Celtics Proving to Be Historically Great on Road This Season
At 26-9 on the 2024-25 season, the defending NBA champion Boston Celtics may be "just" the No. 2 seed in the Eastern Conference, but the team has proven to be insanely elite away from TD Garden.
Per former NBC Sports statistician Dick Lipe, the Celtics' current point differential on the road, +10.9, ranks as the second-best such metric in league history, behind only the 1971-72 Los Angeles Lakers' +11.3. That squad, led by Hall of Famers Jerry West and Wilt Chamberlain, went on to win a then-league record 69 games and the NBA championship.
Ominously, the Western Conference's top seed this year, the mighty Oklahoma City Thunder (29-5), boast a +10.6 early road point differential, good for the third-best ever — and right ahead of the East's No. 1 seed, the 30-4 Cleveland Cavaliers, whose +9.4 road point differential is the fourth-best in NBA history.
The 1970-71 New York Knicks, fresh off their first league title, round out the all-time top five with a +9.1 road point differential. New York, however, would not go on to repeat and win the 1971 championship. The Milwaukee Bucks, then led by superstar point guard Oscar Robertson and superstar center Kareem Abdul-Jabbar, would go on to claim that distinction.
Lipe reports that the best road point differential over the course of a single season in Celtics franchise history (which, as you'll recall, includes a league-record 18 championship teams) belongs to the 2007-08 vintage. That team — led by Hall of Famers Kevin Garnett, Paul Pierce and Ray Allen, plus future four-time All-Star point guard Rajon Rondo — boasted a +8.0 point differential.
This year's Celtics, as guided by All-Stars Jayson Tatum and Jaylen Brown, All-Defensive Team guards Jrue Holiday and Derrick White, and former All-Stars Kristaps Porzingis and Al Horford, are angling to become the first NBA champions to repeat since 2018. They clearly have the bona fides to do the deed.
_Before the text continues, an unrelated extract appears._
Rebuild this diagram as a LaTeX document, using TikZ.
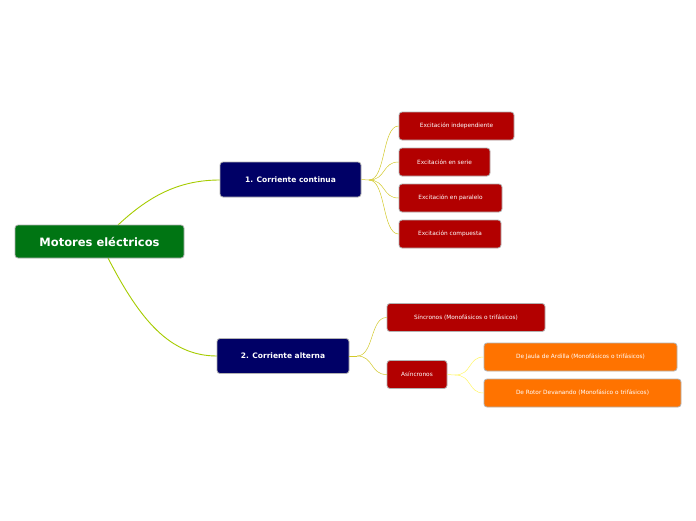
\documentclass[tikz,border=0pt]{standalone}
\usepackage{fontspec}
\setmainfont{DejaVu Sans}
\begin{document}
\begin{tikzpicture}[x=1pt,y=-1pt,
  box/.style={draw=gray!60,line width=0.8pt,rounded corners=3pt,text=white,inner sep=0pt,anchor=center},
  root/.style={box,fill=green!45!black!85!teal,minimum width=169,minimum height=33,font=\bfseries\fontsize{11.5}{13}\selectfont},
  main/.style={box,fill=blue!40!black,minimum height=35,font=\bfseries\fontsize{7.5}{9}\selectfont},
  red/.style={box,fill=red!70!black,minimum height=28,font=\fontsize{5.8}{7}\selectfont},
  org/.style={box,fill=orange!90!red,minimum height=28,font=\fontsize{5.8}{7}\selectfont},
  l1/.style={draw=lime!60!olive,line width=0.9pt},
  l2/.style={draw=olive!50!yellow!80!white,line width=0.5pt},
  l3/.style={draw=yellow!60!white,line width=0.5pt}]
\useasboundingbox (0,0) rectangle (696,520);
\fill[white] (0,0) rectangle (696,520);
\draw[l1] (118,225) .. controls (150,195) and (180,180) .. (220,180);
\draw[l1] (108,258) .. controls (140,320) and (170,356) .. (217,356);
\node[root] (r) at (99.5,241.5) {Motores eléctricos};
\node[main,minimum width=141] (cc) at (290.5,179.5) {1. Corriente continua};
\node[main,minimum width=132] (ca) at (283,356) {2. Corriente alterna};
\node[red,minimum width=115] (a1) at (456.5,126) {Excitación independiente};
\node[red,minimum width=91] (a2) at (444.5,162) {Excitación en serie};
\node[red,minimum width=103] (a3) at (450.5,198) {Excitación en paralelo};
\node[red,minimum width=102] (a4) at (450,234) {Excitación compuesta};
\node[red,minimum width=158] (b1) at (466,317.5) {Síncronos (Monofásicos o trifásicos)};
\node[red,minimum width=60] (b2) at (417,374.5) {Asíncronos};
\node[org,minimum width=193] (c1) at (580.5,357) {De Jaula de Ardilla (Monofásicos o trifásicos)};
\node[org,minimum width=197] (c2) at (582.5,393) {De Rotor Devanando (Monofásico o trifásicos)};
\coordinate (ccs) at (369,180);
\draw[l2] (cc.east) -- (ccs);
\foreach \n in {a1,a2,a3,a4}
  \draw[l2] (ccs) .. controls (386,180) and (382,0|-\n.west) .. (\n.west);
\coordinate (cas) at (357,356);
\draw[l2] (ca.east) -- (cas);
\foreach \n in {b1,b2}
  \draw[l2] (cas) .. controls (374,356) and (370,0|-\n.west) .. (\n.west);
\coordinate (bs) at (455,375);
\draw[l3] (b2.east) -- (bs);
\foreach \n in {c1,c2}
  \draw[l3] (bs) .. controls (472,375) and (468,0|-\n.west) .. (\n.west);
\end{tikzpicture}
\end{document}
Having a dominant road scoring differential isn't necessarily directly predictive of whether or not a team will go on to win it all, of course. And the fact that three teams just this season are in the top five suggests that the league's new 3-point shooting era may skew these traditional metrics. All the same, the fact that arguably the NBA's three best teams this year are doing so well away from their home crowds serves as a strong indicator that they are dangerous everywhere, and is a testament to their quality.